Data segment |
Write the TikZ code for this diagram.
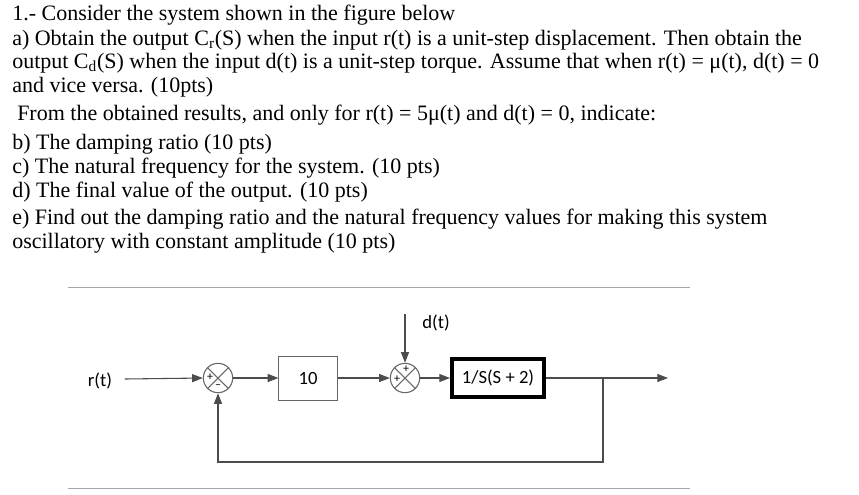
\documentclass[tikz,border=0pt]{standalone}
\usepackage{fontspec}
\setmainfont{Liberation Serif}
\newfontfamily\dfont{Carlito}
\usetikzlibrary{arrows.meta}
\begin{document}
\begin{tikzpicture}[x=0.75pt,y=-0.75pt,
 tx/.style={anchor=base west,inner sep=0pt,font=\fontsize{16.5}{19}\selectfont},
 dg/.style={font=\dfont\fontsize{14}{16}\selectfont},
 sumj/.style={draw=gray!80!black,thick,circle,minimum size=22pt,inner sep=0pt},
 blk/.style={draw,inner sep=0pt,dg},
 sig/.style={thick,gray!60!black,-{Triangle[length=8pt,width=6pt]}}]
\useasboundingbox (0,0) rectangle (859,494);
\node[tx] (l1) at (12,20) {1.- Consider the system shown in the figure below};
\node[tx] (l2) at (12,45) {a) Obtain the output C\textsubscript{r}(S) when the input r(t) is a unit-step displacement. Then obtain the};
\node[tx] (l3) at (12,68) {output C\textsubscript{d}(S) when the input d(t) is a unit-step torque. Assume that when r(t) = μ(t), d(t) = 0};
\node[tx] (l4) at (12,92) {and vice versa. (10pts)};
\node[tx] (l5) at (17,120) {From the obtained results, and only for r(t) = 5μ(t) and d(t) = 0, indicate:};
\node[tx] (l6) at (12,149) {b) The damping ratio (10 pts)};
\node[tx] (l7) at (12,173) {c) The natural frequency for the system. (10 pts)};
\node[tx] (l8) at (12,197) {d) The final value of the output. (10 pts)};
\node[tx] (l9) at (12,224) {e) Find out the damping ratio and the natural frequency values for making this system};
\node[tx] (l10) at (12,248) {oscillatory with constant amplitude (10 pts)};
% frame lines
\draw[gray!70] (68,287) -- (690,287);
\draw[gray!70] (68,488) -- (690,488);
% diagram
\node[dg] (r) at (100,381) {r(t)};
\node[sumj] (s1) at (218,378) {};
\draw[thick,gray!80!black] (s1.45) -- (s1.225) (s1.135) -- (s1.315);
\node[dg,font=\dfont\fontsize{9}{9}\selectfont] at (210,377) {+};
\node[dg,font=\dfont\fontsize{9}{9}\selectfont] at (218,387) {–};
\node[blk,draw=gray!80!black,minimum width=44pt,minimum height=33pt] (g) at (308,378) {10};
\node[sumj] (s2) at (405,378) {};
\draw[thick,gray!80!black] (s2.45) -- (s2.225) (s2.135) -- (s2.315);
\node[dg,font=\dfont\fontsize{9}{9}\selectfont] at (397,379) {+};
\node[dg,font=\dfont\fontsize{9}{9}\selectfont] at (406,369) {+};
\node[blk,line width=3pt,minimum width=69pt,minimum height=28pt] (p) at (498,378) {1/S(S + 2)};
\node[dg] (d) at (436,323) {d(t)};
\coordinate (dtop) at (405,314);
\coordinate (out) at (668,378);
\coordinate (fb) at (603,378);
\coordinate (fb1) at (603,462);
\coordinate (fb2) at (218,462);
\draw[sig] (r.east) ++(8,-2) -- (s1.west);
\draw[sig] (s1) -- (g);
\draw[sig] (g) -- (s2);
\draw[sig] (s2) -- (p);
\draw[sig] (dtop) -- (s2.north);
\draw[sig] (p) -- (out);
\draw[sig] (fb) -- (fb1) -- (fb2) -- (s1.south);
\end{tikzpicture}
\end{document}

Work to be completed |
Find each line with the string "diagram" and copy it out.

Written reply |
Write the TikZ code for this diagram.
% diagram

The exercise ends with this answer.